One of the most important advancements in business technology over the past decade or so has been the introduction of the social intranet. intranet software serves as the collective mind of an organization, allowing employees to interact with each other in a real-time virtual environment whenever they want.
Many of today’s best intranet platforms place focus on the “social” aspects. Because many millennials grew up with Facebook, Twitter, and similar platforms, they think in terms of “social” … and it has made an impact on how they communicate.
19. They’re mobile and highly connected.
Laptops are still the preferred tools for professionals on the go. They’re easily accessible, and they allow you to get your work done quickly and effectively.
However, when it comes to communication, millennials are almost always on their smartphones. Whether they’re texting a colleague, drafting an email, or initiating a phone call, a smartphone is the center of their universe. Because of this, millennials are readily available for any type of business communication.
20. Millennials respond well to media.
Onboarding new hires can be a challenge, especially given the volume of information and training you need to communicate in a short period of time. Millennials are different, though – they prefer to take learning into their own hands. As a result, they respond well to media such as informational videos and infographics, which are easily distributed digitally … perhaps on your company intranet.
Millennials like to have a strong grasp on the content they consume, so give them access to helpful media. This will be more productive and less costly than staging a formal training session.
As you can see, millennials have a style all their own, and their communications reflect that unique voice.
21. They’re short and to the point.
Sometimes particular projects or issues require deep discussions in order to analyze processes, tasks, and resources. However, these discussions can often veer off topic, wasting time and money.

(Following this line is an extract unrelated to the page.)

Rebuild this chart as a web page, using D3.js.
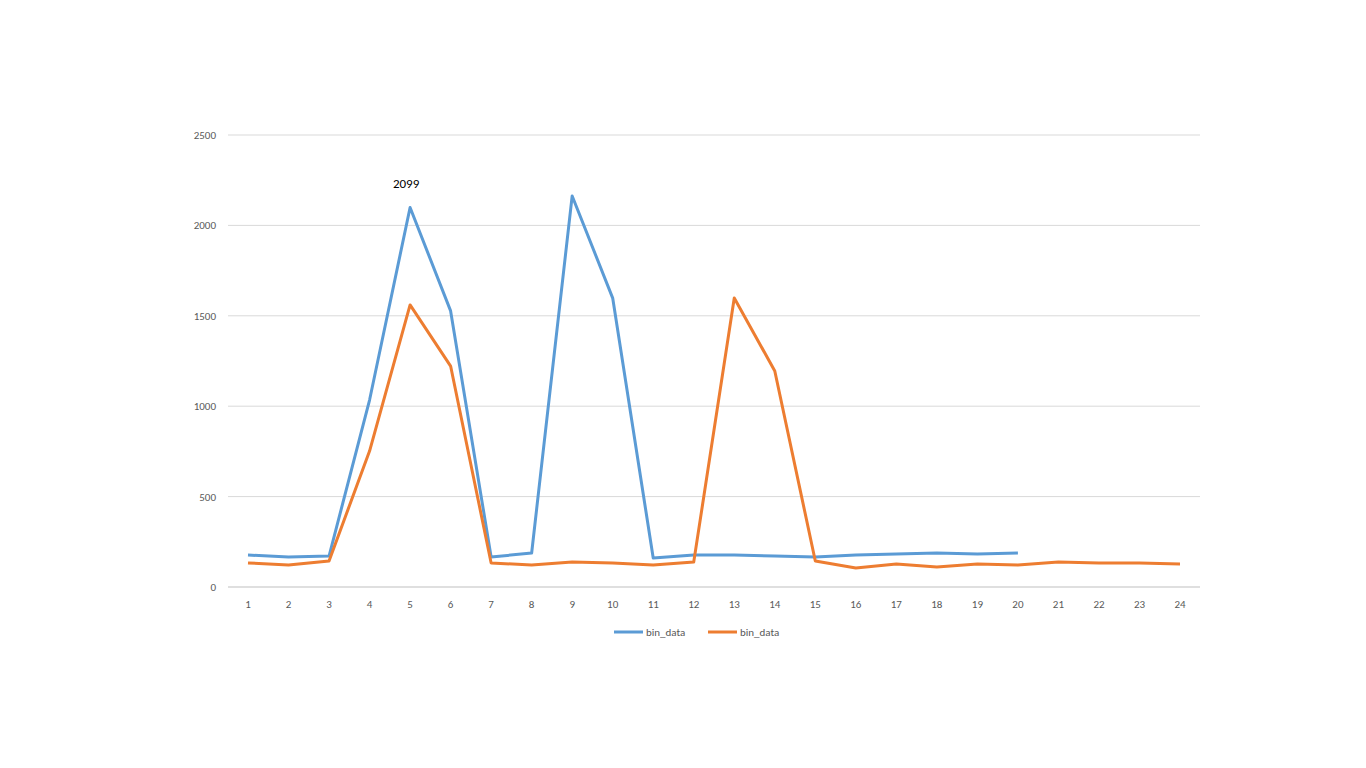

Millennials tend to take a brisker approach to business communication – short and to the point. Small talk can come later.
For millennials, the focus is on getting the job done accurately and effectively. After the workday is over, then it’s time to shift focus and engage with co-workers on a more personal level.
22. They have their own lingo.
Slang evolves with each generation. When was the last time you heard a guy referred to as a “cat?” Indeed, most millennials are quicker to call someone their “BFF” than they are to comment on something as being “far out.” Older slang terms are no longer part of the conversation, and if you’re going to employ millennials, learning their language will help you to better engage them. A word of caution, though — don’t overuse slang terms in general conversation, as you might appear to be trying too hard.
23. They like to use abbreviations.
The social media generation relies heavily on abbreviations, which can mystify older professionals. Many abbreviations have been (and continue to be) developed by the space constraints of text messages and social media platforms like Twitter. Some of the more well-known examples include LOL (“laughing out loud”), BTW (“by the way”), TL:DR (“too long; didn’t read”), and NP (“no problem”).
Millennials often incorporate these shortcuts into their business communications. By taking the time to learn the more popular terms, you can better engage millennials and keep pace with the ever-changing dynamic of language.
Representing over 80 million Americans, the millennial generation is quickly gaining traction in the professional world. Sharp, savvy, and digitally dynamic, millennials are poised to revolutionize business communications. By understanding their values and communication style, you can leverage the tremendous power of the millennial worker for your organization.